Data extracted from a collection

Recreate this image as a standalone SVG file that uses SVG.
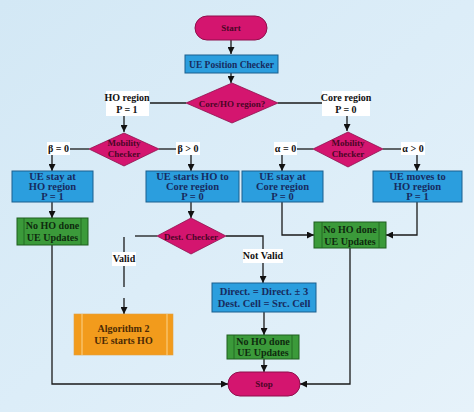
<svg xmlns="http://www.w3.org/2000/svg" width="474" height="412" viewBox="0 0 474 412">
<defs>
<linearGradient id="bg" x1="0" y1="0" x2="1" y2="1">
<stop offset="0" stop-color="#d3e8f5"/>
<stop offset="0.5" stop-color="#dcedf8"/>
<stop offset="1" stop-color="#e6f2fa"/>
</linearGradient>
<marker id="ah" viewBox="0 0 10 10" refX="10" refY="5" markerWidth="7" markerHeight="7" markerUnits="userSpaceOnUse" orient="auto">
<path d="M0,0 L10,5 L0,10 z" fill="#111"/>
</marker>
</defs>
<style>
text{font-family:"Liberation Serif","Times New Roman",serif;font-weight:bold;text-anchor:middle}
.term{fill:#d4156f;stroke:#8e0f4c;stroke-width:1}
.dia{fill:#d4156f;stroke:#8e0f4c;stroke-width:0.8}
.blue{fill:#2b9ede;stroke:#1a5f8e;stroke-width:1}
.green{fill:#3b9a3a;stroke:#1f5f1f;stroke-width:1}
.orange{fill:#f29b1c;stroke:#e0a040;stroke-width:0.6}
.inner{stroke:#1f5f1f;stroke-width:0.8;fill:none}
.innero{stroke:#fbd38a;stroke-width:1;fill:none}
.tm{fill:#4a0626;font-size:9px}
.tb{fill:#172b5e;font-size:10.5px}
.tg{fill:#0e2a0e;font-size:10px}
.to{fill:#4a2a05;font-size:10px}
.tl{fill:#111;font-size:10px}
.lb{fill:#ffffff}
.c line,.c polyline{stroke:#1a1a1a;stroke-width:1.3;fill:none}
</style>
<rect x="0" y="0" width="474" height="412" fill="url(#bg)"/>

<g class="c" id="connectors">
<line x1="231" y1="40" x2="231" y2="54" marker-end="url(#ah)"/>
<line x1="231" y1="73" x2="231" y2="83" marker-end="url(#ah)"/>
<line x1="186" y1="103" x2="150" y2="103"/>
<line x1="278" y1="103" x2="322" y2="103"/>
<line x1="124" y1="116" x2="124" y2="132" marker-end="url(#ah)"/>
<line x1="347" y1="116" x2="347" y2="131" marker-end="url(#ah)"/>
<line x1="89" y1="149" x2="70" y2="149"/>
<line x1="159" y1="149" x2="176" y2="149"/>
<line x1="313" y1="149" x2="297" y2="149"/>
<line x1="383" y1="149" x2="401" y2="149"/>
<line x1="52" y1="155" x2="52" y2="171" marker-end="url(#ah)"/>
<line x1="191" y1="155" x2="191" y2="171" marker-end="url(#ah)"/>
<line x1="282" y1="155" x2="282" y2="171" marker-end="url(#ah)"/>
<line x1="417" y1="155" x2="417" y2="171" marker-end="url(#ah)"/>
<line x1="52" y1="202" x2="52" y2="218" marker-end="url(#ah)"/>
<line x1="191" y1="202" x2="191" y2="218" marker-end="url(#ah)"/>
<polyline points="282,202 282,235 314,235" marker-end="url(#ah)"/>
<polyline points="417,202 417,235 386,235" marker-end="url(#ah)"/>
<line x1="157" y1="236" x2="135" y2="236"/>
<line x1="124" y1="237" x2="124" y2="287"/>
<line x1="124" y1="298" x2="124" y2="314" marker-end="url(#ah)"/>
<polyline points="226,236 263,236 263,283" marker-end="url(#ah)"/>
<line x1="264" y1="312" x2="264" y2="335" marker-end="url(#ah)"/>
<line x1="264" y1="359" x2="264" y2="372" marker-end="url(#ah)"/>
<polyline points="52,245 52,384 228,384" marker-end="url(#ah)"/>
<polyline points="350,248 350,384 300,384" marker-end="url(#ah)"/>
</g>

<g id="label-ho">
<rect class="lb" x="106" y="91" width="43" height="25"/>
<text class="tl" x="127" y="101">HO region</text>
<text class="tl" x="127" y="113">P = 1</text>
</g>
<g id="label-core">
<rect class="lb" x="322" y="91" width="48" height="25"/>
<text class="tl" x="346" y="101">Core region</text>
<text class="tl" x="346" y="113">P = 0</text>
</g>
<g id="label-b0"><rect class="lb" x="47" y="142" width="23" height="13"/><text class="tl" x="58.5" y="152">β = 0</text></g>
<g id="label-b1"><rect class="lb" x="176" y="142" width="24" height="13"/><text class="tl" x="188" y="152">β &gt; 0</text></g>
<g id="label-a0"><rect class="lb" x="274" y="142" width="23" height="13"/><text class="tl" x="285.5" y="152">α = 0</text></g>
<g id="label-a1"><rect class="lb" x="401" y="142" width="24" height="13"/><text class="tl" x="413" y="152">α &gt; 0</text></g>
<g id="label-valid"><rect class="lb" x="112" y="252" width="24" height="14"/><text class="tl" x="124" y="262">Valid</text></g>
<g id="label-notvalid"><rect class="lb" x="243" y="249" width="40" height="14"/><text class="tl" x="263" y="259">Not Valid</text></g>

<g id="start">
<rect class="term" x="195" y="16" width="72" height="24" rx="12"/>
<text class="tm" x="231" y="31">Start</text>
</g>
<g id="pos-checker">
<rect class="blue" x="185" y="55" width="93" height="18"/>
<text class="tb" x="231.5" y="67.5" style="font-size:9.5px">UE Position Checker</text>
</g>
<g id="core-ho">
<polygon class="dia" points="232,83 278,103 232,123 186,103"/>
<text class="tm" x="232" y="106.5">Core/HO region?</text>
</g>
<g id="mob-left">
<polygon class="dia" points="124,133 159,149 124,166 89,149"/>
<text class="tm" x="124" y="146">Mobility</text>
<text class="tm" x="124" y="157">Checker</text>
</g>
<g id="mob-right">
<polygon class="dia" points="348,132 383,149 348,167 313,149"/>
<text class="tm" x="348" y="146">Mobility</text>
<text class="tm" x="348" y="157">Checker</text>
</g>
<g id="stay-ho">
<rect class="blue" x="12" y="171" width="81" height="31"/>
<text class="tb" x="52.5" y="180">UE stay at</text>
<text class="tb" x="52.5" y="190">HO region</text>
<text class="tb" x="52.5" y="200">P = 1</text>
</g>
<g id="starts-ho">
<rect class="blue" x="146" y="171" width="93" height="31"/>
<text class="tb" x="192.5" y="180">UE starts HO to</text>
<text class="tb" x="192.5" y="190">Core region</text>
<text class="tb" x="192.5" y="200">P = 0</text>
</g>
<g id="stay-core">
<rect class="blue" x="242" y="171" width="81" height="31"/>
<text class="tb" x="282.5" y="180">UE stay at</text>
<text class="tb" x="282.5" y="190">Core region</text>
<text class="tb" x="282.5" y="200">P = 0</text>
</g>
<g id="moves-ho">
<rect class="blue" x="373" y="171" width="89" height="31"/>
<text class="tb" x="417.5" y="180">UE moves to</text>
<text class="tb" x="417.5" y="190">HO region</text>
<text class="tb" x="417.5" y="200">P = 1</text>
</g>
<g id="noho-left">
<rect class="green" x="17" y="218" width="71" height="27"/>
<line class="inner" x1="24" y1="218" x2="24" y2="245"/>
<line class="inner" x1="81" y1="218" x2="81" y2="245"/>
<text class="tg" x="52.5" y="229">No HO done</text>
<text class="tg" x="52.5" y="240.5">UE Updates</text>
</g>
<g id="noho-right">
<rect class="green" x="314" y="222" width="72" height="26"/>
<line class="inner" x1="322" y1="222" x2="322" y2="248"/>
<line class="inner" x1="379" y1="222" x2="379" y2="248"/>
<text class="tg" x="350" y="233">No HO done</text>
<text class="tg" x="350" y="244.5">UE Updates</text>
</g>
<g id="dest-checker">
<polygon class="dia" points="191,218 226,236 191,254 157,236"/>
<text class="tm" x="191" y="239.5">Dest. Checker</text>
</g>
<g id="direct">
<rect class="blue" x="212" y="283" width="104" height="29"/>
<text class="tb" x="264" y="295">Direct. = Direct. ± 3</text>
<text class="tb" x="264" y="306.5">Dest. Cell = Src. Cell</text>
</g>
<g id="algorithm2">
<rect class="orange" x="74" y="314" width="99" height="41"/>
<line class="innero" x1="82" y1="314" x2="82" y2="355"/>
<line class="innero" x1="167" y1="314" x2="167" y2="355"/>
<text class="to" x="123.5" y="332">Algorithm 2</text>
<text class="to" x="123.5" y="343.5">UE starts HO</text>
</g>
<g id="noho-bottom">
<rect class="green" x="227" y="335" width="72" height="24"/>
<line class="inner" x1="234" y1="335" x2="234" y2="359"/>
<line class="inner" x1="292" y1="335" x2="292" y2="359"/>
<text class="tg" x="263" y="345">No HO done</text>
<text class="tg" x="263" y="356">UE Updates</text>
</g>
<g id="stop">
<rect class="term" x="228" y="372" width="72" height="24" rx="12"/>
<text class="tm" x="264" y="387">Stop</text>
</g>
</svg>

...

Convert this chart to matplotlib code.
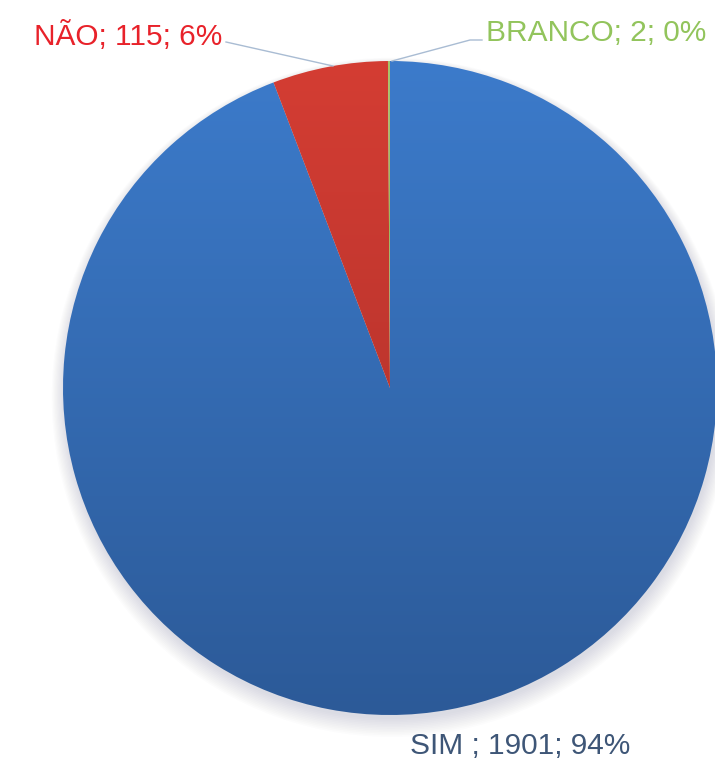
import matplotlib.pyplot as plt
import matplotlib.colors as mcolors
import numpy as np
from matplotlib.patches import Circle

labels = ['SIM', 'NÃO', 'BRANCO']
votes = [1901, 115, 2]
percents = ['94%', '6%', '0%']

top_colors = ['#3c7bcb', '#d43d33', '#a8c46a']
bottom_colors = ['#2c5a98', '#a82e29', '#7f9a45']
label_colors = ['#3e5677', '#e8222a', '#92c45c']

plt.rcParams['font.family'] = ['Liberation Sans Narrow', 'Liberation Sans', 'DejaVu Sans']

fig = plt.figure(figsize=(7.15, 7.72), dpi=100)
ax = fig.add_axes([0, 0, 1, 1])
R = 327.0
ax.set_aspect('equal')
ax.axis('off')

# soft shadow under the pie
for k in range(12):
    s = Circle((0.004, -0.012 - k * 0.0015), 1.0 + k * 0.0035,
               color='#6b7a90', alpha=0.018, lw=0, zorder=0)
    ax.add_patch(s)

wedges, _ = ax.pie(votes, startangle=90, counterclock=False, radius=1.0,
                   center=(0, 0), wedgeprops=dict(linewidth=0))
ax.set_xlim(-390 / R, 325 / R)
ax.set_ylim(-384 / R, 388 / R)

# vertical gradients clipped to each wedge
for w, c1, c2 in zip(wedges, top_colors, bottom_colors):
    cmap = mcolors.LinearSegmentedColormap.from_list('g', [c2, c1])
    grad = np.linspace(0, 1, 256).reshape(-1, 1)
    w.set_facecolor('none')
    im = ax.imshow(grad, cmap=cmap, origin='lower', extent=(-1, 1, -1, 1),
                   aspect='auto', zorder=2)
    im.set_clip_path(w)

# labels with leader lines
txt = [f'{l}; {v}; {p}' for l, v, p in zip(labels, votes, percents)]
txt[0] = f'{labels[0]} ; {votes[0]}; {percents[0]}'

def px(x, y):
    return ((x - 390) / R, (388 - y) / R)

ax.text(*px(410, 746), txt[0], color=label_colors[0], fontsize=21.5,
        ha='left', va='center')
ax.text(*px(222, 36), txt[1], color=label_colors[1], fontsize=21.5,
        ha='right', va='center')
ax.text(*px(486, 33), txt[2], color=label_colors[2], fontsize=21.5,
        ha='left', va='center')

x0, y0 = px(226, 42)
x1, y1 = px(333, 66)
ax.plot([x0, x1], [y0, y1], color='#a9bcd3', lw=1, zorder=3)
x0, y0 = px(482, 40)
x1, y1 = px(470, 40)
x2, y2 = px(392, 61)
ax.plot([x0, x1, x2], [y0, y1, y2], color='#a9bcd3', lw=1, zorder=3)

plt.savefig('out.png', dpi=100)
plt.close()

---

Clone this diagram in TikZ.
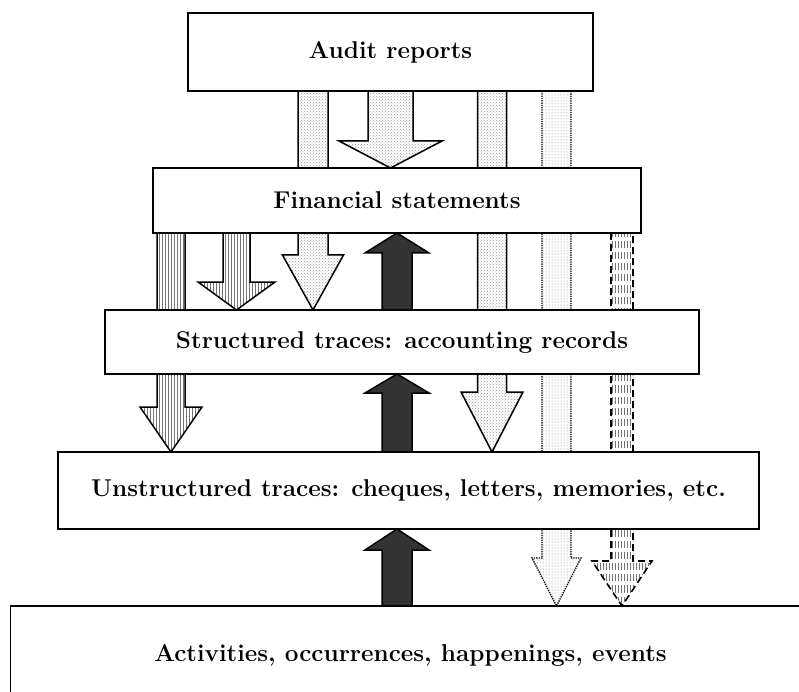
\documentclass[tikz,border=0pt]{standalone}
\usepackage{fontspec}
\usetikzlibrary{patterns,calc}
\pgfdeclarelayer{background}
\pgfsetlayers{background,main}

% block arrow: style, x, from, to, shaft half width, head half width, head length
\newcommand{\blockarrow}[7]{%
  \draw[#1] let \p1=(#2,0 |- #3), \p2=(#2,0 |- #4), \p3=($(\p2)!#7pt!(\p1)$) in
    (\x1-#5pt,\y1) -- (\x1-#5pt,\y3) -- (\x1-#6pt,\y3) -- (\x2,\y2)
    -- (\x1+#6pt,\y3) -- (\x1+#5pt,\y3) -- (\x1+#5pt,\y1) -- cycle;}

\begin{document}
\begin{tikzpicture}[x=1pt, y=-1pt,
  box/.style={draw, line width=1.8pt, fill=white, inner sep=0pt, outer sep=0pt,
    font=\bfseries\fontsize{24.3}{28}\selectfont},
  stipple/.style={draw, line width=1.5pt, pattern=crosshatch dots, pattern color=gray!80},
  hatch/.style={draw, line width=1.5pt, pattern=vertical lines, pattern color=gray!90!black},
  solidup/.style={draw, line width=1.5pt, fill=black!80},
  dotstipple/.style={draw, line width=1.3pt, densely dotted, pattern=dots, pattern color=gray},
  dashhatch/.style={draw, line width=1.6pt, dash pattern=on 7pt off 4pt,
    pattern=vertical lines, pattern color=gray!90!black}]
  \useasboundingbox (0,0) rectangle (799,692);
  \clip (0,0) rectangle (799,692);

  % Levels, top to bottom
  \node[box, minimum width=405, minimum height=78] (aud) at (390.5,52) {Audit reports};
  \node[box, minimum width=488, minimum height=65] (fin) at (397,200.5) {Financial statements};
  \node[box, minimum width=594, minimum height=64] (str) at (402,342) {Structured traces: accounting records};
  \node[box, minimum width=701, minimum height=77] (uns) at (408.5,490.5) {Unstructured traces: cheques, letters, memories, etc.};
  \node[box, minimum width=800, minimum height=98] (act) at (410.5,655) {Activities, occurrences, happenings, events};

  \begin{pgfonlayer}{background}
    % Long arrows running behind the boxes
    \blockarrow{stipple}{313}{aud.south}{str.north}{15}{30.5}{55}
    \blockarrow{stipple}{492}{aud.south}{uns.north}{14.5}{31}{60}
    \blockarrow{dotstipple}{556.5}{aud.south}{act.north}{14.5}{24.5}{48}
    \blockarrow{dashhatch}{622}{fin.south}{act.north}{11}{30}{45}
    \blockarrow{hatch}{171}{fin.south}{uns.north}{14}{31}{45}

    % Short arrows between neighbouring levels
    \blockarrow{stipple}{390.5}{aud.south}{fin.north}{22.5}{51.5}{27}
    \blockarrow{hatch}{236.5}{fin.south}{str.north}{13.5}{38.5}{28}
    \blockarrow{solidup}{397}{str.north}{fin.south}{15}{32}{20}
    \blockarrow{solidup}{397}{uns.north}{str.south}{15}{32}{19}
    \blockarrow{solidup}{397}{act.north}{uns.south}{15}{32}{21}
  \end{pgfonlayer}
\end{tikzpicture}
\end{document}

> _WORK TO BE COMPLETED_
Say how many lines above contain the string "this". Answer with the number only.

> _RESULT BELOW_
3